Non è dato saperlo eppure da tempo gli investitori stanno esattamente chiedendo questo alle aziende: meno buyback e dividendi e più attenzione al debito e agli investimenti.

Il mercato chiede più prudenza

Il 38% degli investitori che hanno partecipato all’ultimo sondaggio di BofA Merrill Lynch si è detto convinto che le aziende stiano remunerando troppo i loro azionisti. Sia attraverso i dividendi sia con i buyback.

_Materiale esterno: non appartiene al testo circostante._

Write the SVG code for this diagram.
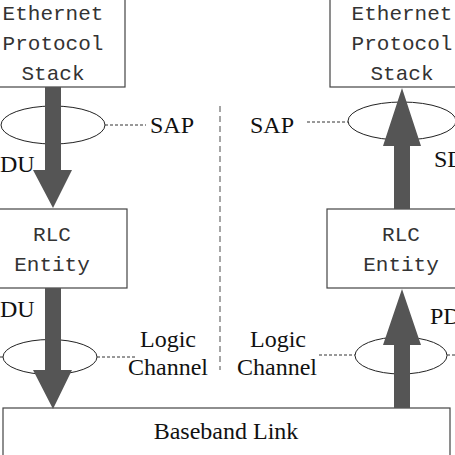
<svg xmlns="http://www.w3.org/2000/svg" width="455" height="455" viewBox="0 0 455 455">
<style>
.box{fill:#fff;stroke:#444;stroke-width:1.2}
.mono{font-family:"Liberation Mono","DejaVu Sans Mono",monospace;font-size:21px;fill:#333;text-anchor:middle}
.serif{font-family:"Liberation Serif","Times New Roman",serif;font-size:24px;fill:#111}
.ell{fill:none;stroke:#222;stroke-width:1}
.dash{stroke:#333;stroke-width:1;stroke-dasharray:3,2;fill:none}
.vdash{stroke:#888;stroke-width:1.5;stroke-dasharray:6,4;fill:none}
.arr{fill:#555}
</style>
<rect width="455" height="455" fill="#fff"/>
<g id="left-eth"><rect class="box" x="-5" y="-5" width="130" height="92"/>
<text class="mono" x="53" y="20">Ethernet</text><text class="mono" x="53" y="50">Protocol</text><text class="mono" x="53" y="80">Stack</text></g>
<g id="right-eth"><rect class="box" x="330" y="-5" width="140" height="92"/>
<text class="mono" x="402" y="20">Ethernet</text><text class="mono" x="402" y="50">Protocol</text><text class="mono" x="402" y="80">Stack</text></g>
<g id="left-rlc"><rect class="box" x="-5" y="209" width="132" height="79"/>
<text class="mono" x="52" y="241">RLC</text><text class="mono" x="52" y="271">Entity</text></g>
<g id="right-rlc"><rect class="box" x="327" y="209" width="140" height="79"/>
<text class="mono" x="401" y="241">RLC</text><text class="mono" x="401" y="271">Entity</text></g>
<g id="baseband"><rect class="box" x="3" y="408" width="447" height="60"/>
<text class="serif" x="226" y="439" text-anchor="middle">Baseband Link</text></g>
<g id="saps">
<ellipse class="ell" cx="53" cy="125" rx="52" ry="19"/>
<ellipse class="ell" cx="402" cy="121" rx="54" ry="19"/>
<ellipse class="ell" cx="50" cy="357" rx="47" ry="17.5"/>
<ellipse class="ell" cx="401" cy="355.5" rx="46" ry="18.5"/>
</g>
<g id="connectors">
<line class="dash" x1="105" y1="125" x2="146" y2="125"/>
<line class="dash" x1="307" y1="122" x2="348" y2="122"/>
<line class="dash" x1="97" y1="357" x2="136" y2="357"/>
<line class="dash" x1="-10" y1="357" x2="3" y2="357"/>
<line class="dash" x1="319" y1="355" x2="355" y2="355"/>
<line class="dash" x1="447" y1="355" x2="460" y2="355"/>
<line class="vdash" x1="220" y1="106" x2="220" y2="370"/>
<polygon class="arr" points="45,87 61,87 61,170 72,170 53,208 33,170 45,170"/>
<polygon class="arr" points="45,288 61,288 61,370 72,370 53,409 33,370 45,370"/>
<polygon class="arr" points="394,209 410,209 410,146 421,146 402,88 383,146 394,146"/>
<polygon class="arr" points="394,408 410,408 410,345 421,345 402,289 383,345 394,345"/>
</g>
<g id="labels">
<text class="serif" x="150" y="133">SAP</text>
<text class="serif" x="250" y="133">SAP</text>
<text class="serif" x="0" y="172">DU</text>
<text class="serif" x="0" y="317">DU</text>
<text class="serif" x="434" y="167">SD</text>
<text class="serif" x="430" y="324">PD</text>
<text class="serif" x="140" y="347">Logic</text>
<text class="serif" x="128" y="375">Channel</text>
<text class="serif" x="250" y="347">Logic</text>
<text class="serif" x="237" y="375">Channel</text>
</g>
</svg>
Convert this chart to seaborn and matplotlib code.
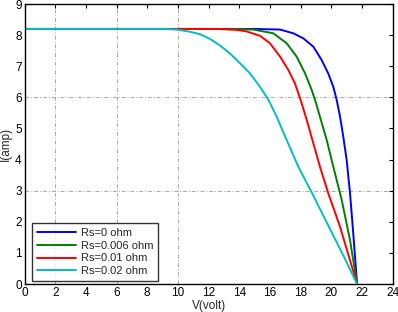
import matplotlib
matplotlib.use("Agg")
import matplotlib.pyplot as plt
import seaborn as sns
import pandas as pd

labels = ["Rs=0 ohm", "Rs=0.006 ohm", "Rs=0.01 ohm", "Rs=0.02 ohm"]
colors = ["#0000ff", "#008000", "#ff0000", "#00bfbf"]

v_rs0 = [0, 15.0, 16.66, 17.52, 18.17, 18.83, 19.37, 19.8, 20.13, 20.35, 20.57, 20.78, 21.0, 21.22, 21.43, 21.68]
i_rs0 = [8.2, 8.2, 8.18, 8.06, 7.9, 7.63, 7.2, 6.77, 6.34, 5.92, 5.38, 4.74, 3.99, 2.92, 1.63, 0.0]
v_rs006 = [0, 13.5, 14.92, 16.22, 17.09, 17.74, 18.29, 18.72, 18.94, 19.26, 19.7, 20.13, 20.68, 21.22, 21.68]
i_rs006 = [8.2, 8.2, 8.18, 8.06, 7.74, 7.31, 6.77, 6.24, 5.92, 5.38, 4.63, 3.77, 2.7, 1.41, 0.0]
v_rs01 = [0, 12.5, 13.83, 14.48, 15.35, 16.0, 16.66, 17.2, 17.63, 18.0, 18.4, 18.83, 19.26, 19.8, 20.57, 21.68]
i_rs01 = [8.2, 8.2, 8.17, 8.12, 7.98, 7.74, 7.31, 6.88, 6.45, 5.92, 5.27, 4.52, 3.77, 2.92, 1.84, 0.0]
v_rs02 = [0, 9.2, 9.92, 10.79, 11.44, 12.09, 12.74, 13.4, 14.0, 14.7, 15.35, 15.9, 16.44, 17.09, 17.85, 18.83, 19.7, 20.78, 21.68]
i_rs02 = [8.2, 8.2, 8.18, 8.11, 8.03, 7.88, 7.67, 7.41, 7.12, 6.77, 6.34, 5.92, 5.38, 4.63, 3.77, 2.84, 1.98, 0.92, 0.0]

grid_x = [2, 6, 10]
grid_y = [3, 6]

rows = []
for lab, vs, cs in zip(labels, [v_rs0, v_rs006, v_rs01, v_rs02], [i_rs0, i_rs006, i_rs01, i_rs02]):
    for v, c in zip(vs, cs):
        rows.append({"V": v, "I": c, "series": lab})
df = pd.DataFrame(rows)

sns.set_style("white")
plt.rcParams["font.family"] = ["Liberation Sans", "DejaVu Sans"]

fig = plt.figure(figsize=(3.98, 3.12), dpi=100)
ax = fig.add_axes([0.0616, 0.0897, 0.925, 0.8973])

for gx in grid_x:
    ax.axvline(gx, color="#a8a8a8", linestyle=(0, (4, 2, 1, 2)), linewidth=0.7, zorder=0)
for gy in grid_y:
    ax.axhline(gy, color="#a8a8a8", linestyle=(0, (4, 2, 1, 2)), linewidth=0.7, zorder=0)

sns.lineplot(data=df, x="V", y="I", hue="series", hue_order=labels,
             palette=colors, sort=False, estimator=None,
             linewidth=1.4, ax=ax)

ax.set_xlim(0, 24)
ax.set_ylim(0, 9)
ax.set_xticks(range(0, 25, 2))
ax.set_yticks(range(0, 10))
ax.grid(False)
ax.tick_params(direction="in", length=3, width=0.8, labelsize=8.5, top=True, right=True,
               colors="black", pad=2)
for s in ax.spines.values():
    s.set_color("black")
    s.set_linewidth(1.0)
ax.set_xlabel("V(volt)", fontsize=8.5, labelpad=1)
ax.set_ylabel("I(amp)", fontsize=8.5, labelpad=2)

leg = ax.legend(loc="lower left", bbox_to_anchor=(0.012, 0.0), fontsize=8, frameon=True,
                fancybox=False, handlelength=3.5, borderpad=0.4, labelspacing=0.25,
                handletextpad=0.5, borderaxespad=0.3)
leg.get_frame().set_edgecolor("black")
leg.get_frame().set_linewidth(1.0)

fig.savefig("out.png", dpi=100)
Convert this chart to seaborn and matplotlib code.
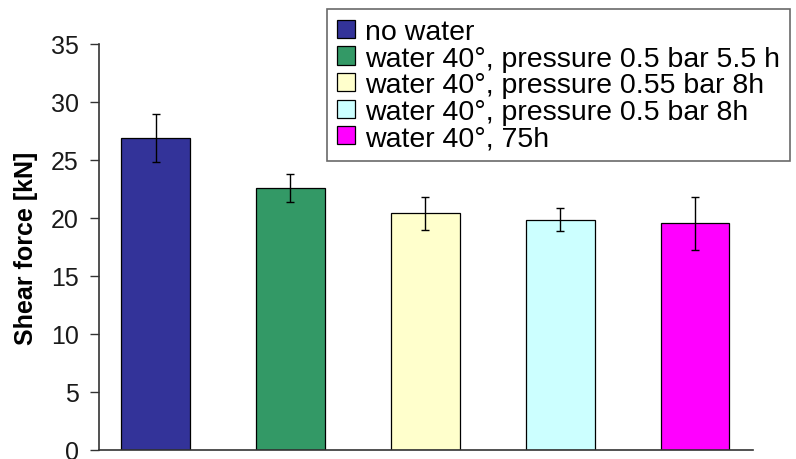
#!/usr/bin/env python3
"""Shear force by water exposure condition, bar chart with error bars."""

import matplotlib

matplotlib.use("Agg")
import matplotlib.pyplot as plt
import pandas as pd
import seaborn as sns
from matplotlib.patches import Patch

conditions = [
    "no water",
    "water 40°, pressure 0.5 bar 5.5 h",
    "water 40°, pressure 0.55 bar 8h",
    "water 40°, pressure 0.5 bar 8h",
    "water 40°, 75h",
]
shear_force = [26.9, 22.6, 20.4, 19.85, 19.55]
shear_err = [2.1, 1.2, 1.4, 1.0, 2.3]
bar_colors = ["#333399", "#339966", "#FFFFCC", "#CCFFFF", "#FF00FF"]
y_ticks = [0, 5, 10, 15, 20, 25, 30, 35]

sns.set_theme(style="white")
plt.rcParams["font.family"] = ["Liberation Sans", "DejaVu Sans"]
plt.rcParams["text.color"] = "black"

df = pd.DataFrame({"condition": conditions, "force": shear_force})

fig = plt.figure(figsize=(7.96, 4.60), dpi=100)
ax = fig.add_axes([99 / 796, 1 - 451 / 460, (753 - 99) / 796, (451 - 45) / 460])

sns.barplot(
    data=df, x="condition", y="force", hue="condition", order=conditions,
    hue_order=conditions, palette=bar_colors, width=0.51, edgecolor="black",
    linewidth=0.9, legend=False, errorbar=None, saturation=1, ax=ax,
)
ax.errorbar(
    range(len(conditions)), shear_force, yerr=shear_err, fmt="none",
    ecolor="black", elinewidth=1.0, capsize=3, capthick=1.0,
)

ax.set_xlim(-0.42, 4.43)
ax.set_ylim(0, 35)
ax.set_yticks(y_ticks)
ax.set_yticklabels([str(t) for t in y_ticks])
ax.set_xticks([])
ax.set_xlabel("")
ax.set_ylabel("Shear force [kN]", fontsize=18, fontweight="bold", labelpad=9,
              color="black")
ax.tick_params(axis="y", direction="out", length=6.5, width=1, color="#333333",
               labelsize=18, labelcolor="#1a1a1a", pad=8, left=True)
for side in ["top", "right"]:
    ax.spines[side].set_visible(False)
for side in ["left", "bottom"]:
    ax.spines[side].set_color("#333333")
    ax.spines[side].set_linewidth(1.2)

handles = [Patch(facecolor=c, edgecolor="black", linewidth=0.9) for c in bar_colors]
leg = fig.legend(
    handles, conditions, loc="upper left", bbox_to_anchor=(327 / 796, 1 - 10 / 460),
    fontsize=20.5, frameon=True, fancybox=False, borderpad=0.35, labelspacing=0.02,
    handlelength=0.65, handleheight=0.6, handletextpad=0.35, borderaxespad=0,
    labelcolor="black",
)
leg.get_frame().set_edgecolor("#444444")
leg.get_frame().set_linewidth(1.2)

fig.savefig("out.png", dpi=100)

Un paradosso perché se le aziende erogano dividendi o ricomprano azioni proprie lo fanno per accontentare i loro azionisti. Ma ora siamo in una situazione curiosa in cui gli stessi azionisti sono meno interessati a incassare dividendi o a chiedere buyback e più al risanamento dei bilanci e alle prospettive di lungo termine. Ben il 43% dei gestori che hanno partecipato all’ultimo sondaggio BofA ad esempio vorrebbe che le aziende utilizzassero le risorse a loro disposizione per ridurre la “leva finanziaria”, cioè il rapporto tra debito e utili, che viene considerata eccessivamente alta da ben il 48% degli intervistati (un record). Il 37% dei gestori vorrebbe che le società aumentassero gli investimenti mentre solo il 10% degli intervistati oggi chiede una maggior remunerazione degli azionisti attraverso dividendi e riacquisto di azioni proprie.

Le prospettive

I buyback sono in crescita, ma è una crescita più contenuta rispetto a quella registrata nel 2018 quando i buyback sono aumentati del 54 per cento. La differenza, rispetto a un anno fa, è che si è esaurito l’effetto degli sgravi fiscali voluti dall’amministrazione Trump che avevano lasciato nelle casse delle aziende un discreto ammontare di risorse extra.

D’altro canto la prospettiva di una politica monetaria sempre più espansiva da parte della Fed dovrebbe favorire il calo del costo del debito e incentivare la pratica dei “buyback” a leva. Altro fattore chiave sono i prezzi dei titoli. Nonostante la recente correzione le valutazioni di Wall Street restano elevate e ciò in prospettiva dovrebbe disincentivare il riacquisto di azioni proprie.